HOTEL – «Siamo in contatto continuo con l’ambasciata italiana a Kiev. Ci hanno consigliato di restare fermi in hotel a Kiev per diversi motivi. La strada che porta ai confini è bloccata, si fanno code chilometriche. Si parla di 70 km di coda. Le scorte di benzina sono insufficienti, come quelle di cibo. Anche mettersi in viaggio è una questione di sopravvivenza. Uscire dall’hotel sarebbe molto pericoloso».

BOMBE – «Mercoledì notte abbiamo sentito cadere le bombe, ma anche stanotte. Ci tranquillizzano dicendo che ai civili non succede niente. O meglio, che ai civili stranieri non dovrebbe succedere niente. Ma nessuno si è mai trovato in questa situazione. Siamo rimasti solo noi in hotel, io e i giocatori brasiliani. Non c’è nessuno del club. Io mi attacco ai valori che mi ha dato mio padre, quindi sto con i ragazzi più giovani per far vedere che ci siamo. Per me è una cosa giusta. Non so se questo ci faccia stare bene, abbiamo paura. Ma non possiamo permetterci di mettere la paura davanti alla vita».

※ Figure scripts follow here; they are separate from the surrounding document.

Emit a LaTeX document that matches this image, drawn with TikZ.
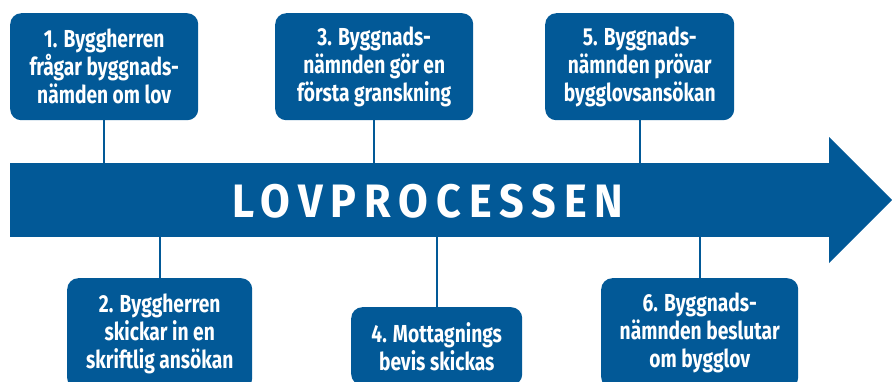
\documentclass[tikz,border=0pt]{standalone}
\usepackage{fontspec}
\usepackage{xcolor}
\usepackage{tikz}
\usetikzlibrary{positioning}

\newfontfamily\boxfont{Fira Sans}[FakeStretch=0.78]
\newfontfamily\titlefont{Fira Sans}[FakeStretch=0.92, LetterSpace=17]

\begin{document}
\begin{tikzpicture}[x=0.03cm, y=-0.03cm]

% ------------------------
% Colors and sizes
% ------------------------
\definecolor{colBlue}{RGB}{2,89,151}
\def\u{0.03cm} % one pixel of the reference

\tikzset{
  stepbox/.style={fill=colBlue, rounded corners=11*\u, text=white, inner sep=0pt,
    align=center, font=\boxfont\bfseries\fontsize{21}{23.9}\selectfont},
  link/.style={draw=colBlue, line width=1.7pt},
}

\useasboundingbox (0,0) rectangle (892,381);
\clip (0,0) rectangle (892,381);

% ------------------------
% The arrow
% ------------------------
\node[fill=colBlue, minimum width=821*\u, minimum height=74*\u, inner sep=0pt,
  anchor=north west] (bar) at (10,163) {};
\fill[colBlue] (829,137) -- (892,200) -- (829,263) -- cycle;
\node[text=white, font=\titlefont\bfseries\fontsize{40}{41}\selectfont] (title)
  at (428,201) {LOVPROCESSEN};

% ------------------------
% TOP ROW: steps 1, 3, 5
% ------------------------
\node[stepbox, minimum width=188*\u, minimum height=107*\u, anchor=north west] (s1)
  at (10,13) {1. Byggherren\\frågar byggnads-\\nämden om lov};
\node[stepbox, minimum width=198*\u, minimum height=107*\u, anchor=north west] (s3)
  at (275,13) {3. Byggnads-\\nämnden gör en\\första granskning};
\node[stepbox, minimum width=189*\u, minimum height=107*\u, anchor=north west] (s5)
  at (545,13) {5. Byggnads-\\nämnden prövar\\bygglovsansökan};

\draw[link] (s1.south) -- (s1.south |- bar.north);
\draw[link] (s3.south) -- (s3.south |- bar.north);
\draw[link] (s5.south) -- (s5.south |- bar.north);

% ------------------------
% BOTTOM ROW: steps 2, 4, 6
% ------------------------
\node[stepbox, minimum width=185*\u, minimum height=111*\u, anchor=north west] (s2)
  at (67,278) {2. Byggherren\\skickar in en\\skriftlig ansökan};
\node[stepbox, minimum width=171*\u, minimum height=78*\u, anchor=north west] (s4)
  at (351,307) {4. Mottagnings\\bevis skickas};
\node[stepbox, minimum width=197*\u, minimum height=110*\u, anchor=north west] (s6)
  at (601,278) {6. Byggnads-\\nämnden beslutar\\om bygglov};

\draw[link] (s2.north) -- (s2.north |- bar.south);
\draw[link] (s4.north) -- (s4.north |- bar.south);
\draw[link] (s6.north) -- (s6.north |- bar.south);

\end{tikzpicture}
\end{document}
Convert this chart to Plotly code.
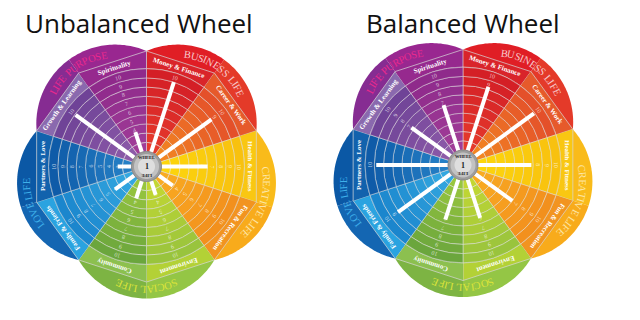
import numpy as np
import plotly.graph_objects as go

# ---------------- data ----------------
categories = ["Money & Finance", "Career & Work", "Health & Fitness", "Fun & Recreation",
              "Environment", "Community", "Family & Friends", "Partners & Love",
              "Growth & Learning", "Spirituality"]
life_areas = ["BUSINESS LIFE", "CREATIVE LIFE", "SOCIAL LIFE", "LOVE LIFE", "LIFE PURPOSE"]
ring_levels = [2, 3, 4, 5, 6, 7, 8, 9, 10]
unbalanced_scores = [9.0, 8.1, 6.0, 2.9, 2.6, 3.0, 3.6, 2.5, 8.9, 3.3]
balanced_scores = [8.3, 8.9, 6.8, 6.0, 5.4, 5.6, 8.1, 8.8, 6.3, 6.2]
wheel_titles = ["Unbalanced Wheel", "Balanced Wheel"]

# ---------------- styles ----------------
ring_inner = ['#e53a2c', '#f28522', '#fdd60c', '#f9ab21', '#c3d733',
              '#98c63e', '#33a7e0', '#2580c6', '#8c5aa8', '#a03d98']
ring_outer = ['#d41f26', '#e4502a', '#f8c10f', '#f2901d', '#99c43d',
              '#6ba63d', '#1b86cd', '#0f5ba8', '#6f4397', '#8f2a8b']
band_col = ['#d9242a', '#e65a2b', '#f9c712', '#f29420', '#b3d136',
            '#8cc04f', '#2aa3e0', '#1262ad', '#8a69ae', '#96298e']
petal_half_col = [('#e01e25', '#e43a29'), ('#f9bb1a', '#f8ab1b'), ('#94c645', '#7db443'),
                  ('#1466b2', '#0b58a5'), ('#862c92', '#992790')]
petal_text_col = ['#f7c9cc', '#fde6a6', '#dde43a', '#3fb0ea', '#e9298d']

W, H = 640, 320
HUB_PX, RING_PX = 15.0, 9.2
R0 = 1 - HUB_PX / RING_PX
HALF = 135.0
RMAX = R0 + HALF / RING_PX
CENTERS = [(146.5, 166.5), (463.0, 165.0)]
VERTEX_PX = 115.5
RING10_PX = HUB_PX + 9 * RING_PX
PETAL_D = 53.0
TEXT_R = 69.5
LABEL_PX = 104.0
SERIF = "Liberation Serif, DejaVu Serif, serif"
SEG = 360 / len(categories)

CHAR_W = {'A': .722, 'B': .667, 'C': .667, 'D': .722, 'E': .611, 'F': .556, 'G': .722, 'H': .722,
          'I': .333, 'L': .611, 'N': .722, 'O': .722, 'P': .556, 'R': .667, 'S': .556, 'T': .611,
          'U': .722, 'V': .722, 'W': .944, ' ': .25}


def u(px):
    return R0 + np.asarray(px) / RING_PX


def to_paper(c, r_px, th):
    t = np.radians(th)
    return (c[0] + r_px * np.sin(t)) / W, 1 - (c[1] - r_px * np.cos(t)) / H


def local_to_polar(X, Y):
    return np.hypot(X, Y), np.degrees(np.arctan2(X, Y)) % 360


def norm_angle(a):
    return ((a + 180) % 360) - 180


def mix(c1, c2, t):
    a = [int(c1[i:i + 2], 16) for i in (1, 3, 5)]
    b = [int(c2[i:i + 2], 16) for i in (1, 3, 5)]
    return 'rgb(%d,%d,%d)' % tuple(round(a[k] + (b[k] - a[k]) * t) for k in range(3))


def ann(x, y, text, angle, size, color, family=SERIF):
    return dict(x=x, y=y, xref='paper', yref='paper', text=text, showarrow=False,
                xanchor='center', yanchor='middle', textangle=norm_angle(angle),
                font=dict(family=family, size=size, color=color))


fig = go.Figure()
annotations = []
layout_polars = {}

for w, (center, scores) in enumerate(zip(CENTERS, [unbalanced_scores, balanced_scores])):
    dec_id = 'polar' if w == 0 else 'polar%d' % (2 * w + 1)
    top_id = 'polar%d' % (2 * w + 2)
    dom = dict(x=[(center[0] - HALF) / W, (center[0] + HALF) / W],
               y=[1 - (center[1] + HALF) / H, 1 - (center[1] - HALF) / H])
    for pid in (dec_id, top_id):
        layout_polars[pid] = dict(
            domain=dom, bgcolor='rgba(0,0,0,0)', barmode='overlay',
            radialaxis=dict(range=[R0, RMAX], visible=False),
            angularaxis=dict(rotation=90, direction='clockwise', visible=False))

    # ---- petals (life areas) ----
    for j, area in enumerate(life_areas):
        tm = SEG * (2 * j + 1)
        cx, cy = PETAL_D * np.sin(np.radians(tm)), PETAL_D * np.cos(np.radians(tm))
        ax, ay = VERTEX_PX * np.sin(np.radians(tm - SEG)), VERTEX_PX * np.cos(np.radians(tm - SEG))
        R = np.hypot(ax - cx, ay - cy)
        delta = (tm - np.degrees(np.arctan2(ax - cx, ay - cy))) % 360
        for h in range(2):
            psi = np.linspace(tm - delta, tm, 40) if h == 0 else np.linspace(tm, tm + delta, 40)
            X = cx + R * np.sin(np.radians(psi))
            Y = cy + R * np.cos(np.radians(psi))
            rr, tt = local_to_polar(X, Y)
            if h == 0:
                rr = np.r_[rr, 40, 40]
                tt = np.r_[tt, tm, tm - SEG]
            else:
                rr = np.r_[rr, 40, 40]
                tt = np.r_[tt, tm + SEG, tm]
            fig.add_trace(go.Scatterpolar(r=u(rr), theta=tt, mode='lines', fill='toself',
                                          fillcolor=petal_half_col[j][h], line=dict(width=0),
                                          hoverinfo='skip', subplot=dec_id))
        # curved petal text
        widths = np.array([CHAR_W.get(ch, .6) * 10.5 for ch in area])
        total = widths.sum()
        offs = np.cumsum(widths) - widths / 2 - total / 2
        for ch, off in zip(area, offs):
            if ch == ' ':
                continue
            psi = tm + np.degrees(off / TEXT_R)
            X = cx + TEXT_R * np.sin(np.radians(psi))
            Y = cy + TEXT_R * np.cos(np.radians(psi))
            rr, tt = local_to_polar(X, Y)
            px_, py_ = to_paper(center, rr, tt)
            annotations.append(ann(px_, py_, ch, psi, 10.5, petal_text_col[j]))

    # ---- label bands ----
    for i, cat in enumerate(categories):
        a, b = SEG * i, SEG * (i + 1)
        th = np.linspace(a, b, 15)
        rr = np.r_[np.full(15, RING10_PX), VERTEX_PX, VERTEX_PX]
        tt = np.r_[th, b, a]
        fig.add_trace(go.Scatterpolar(r=u(rr), theta=tt, mode='lines', fill='toself',
                                      fillcolor=band_col[i],
                                      line=dict(width=0.8, color='rgba(215,215,215,0.9)'),
                                      hoverinfo='skip', subplot=dec_id))
        m = a + SEG / 2
        px_, py_ = to_paper(center, LABEL_PX, m)
        annotations.append(ann(px_, py_, '<b>%s</b>' % cat, m, 7, 'white'))

    # ---- rings ----
    th_list, base_list, col_list = [], [], []
    for i in range(len(categories)):
        m = SEG * i + SEG / 2
        for k, n in enumerate(ring_levels):
            th_list.append(m)
            base_list.append(n - 1)
            col_list.append(mix(ring_inner[i], ring_outer[i], k / (len(ring_levels) - 1)))
            px_, py_ = to_paper(center, HUB_PX + RING_PX * (n - 1.5), m)
            annotations.append(ann(px_, py_, str(n), m, 6, 'rgba(255,255,255,0.7)'))
    fig.add_trace(go.Barpolar(r=[1] * len(th_list), theta=th_list, base=base_list,
                              width=[SEG] * len(th_list),
                              marker=dict(color=col_list,
                                          line=dict(color='rgba(225,225,225,0.75)', width=0.7)),
                              hoverinfo='skip', subplot=top_id))

    # ---- score lines ----
    lr, lt = [], []
    for i, s in enumerate(scores):
        m = SEG * i + SEG / 2
        lr += [1, s, None]
        lt += [m, m, None]
    fig.add_trace(go.Scatterpolar(r=lr, theta=lt, mode='lines',
                                  line=dict(color='white', width=4),
                                  hoverinfo='skip', subplot=top_id))

    # ---- hub ----
    circ = np.linspace(0, 360, 73)
    for rad, col in [(HUB_PX, '#9d9d9d'), (12.5, '#c2c2c2'), (8.5, '#dedede')]:
        fig.add_trace(go.Scatterpolar(r=u(np.full(73, rad)), theta=circ, mode='lines', fill='toself',
                                      fillcolor=col,
                                      line=dict(width=0.8 if rad == HUB_PX else 0, color='#7a7a7a'),
                                      hoverinfo='skip', subplot=top_id))
    for txt, rr, ang, size in [('<b>WHEEL</b>', 9, 0, 4.5), ('<b>1</b>', 0, 0, 8),
                               ('<b>LIFE</b>', 9, 180, 4.5)]:
        px_, py_ = to_paper(center, rr, ang)
        annotations.append(ann(px_, py_, txt, ang, size, '#222222'))

# titles
for title, xc in zip(wheel_titles, [138.5, 462.5]):
    annotations.append(ann(xc / W, 1 - 23 / H, title, 0, 26, '#111111', family='Open Sans'))

fig.update_layout(width=W, height=H, margin=dict(l=0, r=0, t=0, b=0),
                  paper_bgcolor='white', plot_bgcolor='white', showlegend=False,
                  annotations=annotations, **layout_polars)
fig.write_html("out.html")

CALCIATORI CHIAMATI ALLE ARMI – «Sono preoccupato da morire per i giocatori ucraini. Qualcuno è da solo, qualcuno può essere chiamato alle armi, anche ragazzi di 18/20 anni. Noi torneremo nel loro Paese, loro saranno comunque in mezzo ai guai. La cosa che mi fa diventare pazzo è non poterli aiutare in nessun modo. Chi non sa di calcio, di un gruppo, di cosa voglia dire la responsabilità magari mi prende per c…, ma a me dispiace vedere così i miei ragazzi».

CALCIO FERMATO TARDI – «In questi ultimi giorni si aspettavano tutti un attacco, a quanto pare, tranne l’Ucraina. Qui nessuno si aspettava una cosa così. Non so se cercassero di trovare altri pensieri, ma nessuno se lo poteva immaginare. Due giorni fa, alle 22, mi avevano confermato che al 70% si sarebbe giocata la prossima partita di campionato, a Kharkhiv. L’ambasciata ci aveva sollecitato ad andare via, ma nessuno lo aveva fatto. Io sono un allenatore, se il campionato non viene sospeso… La società mi tranquillizzava, dicendo che era una cosa mediatica. Sarei stato volentieri a casa, altrimenti».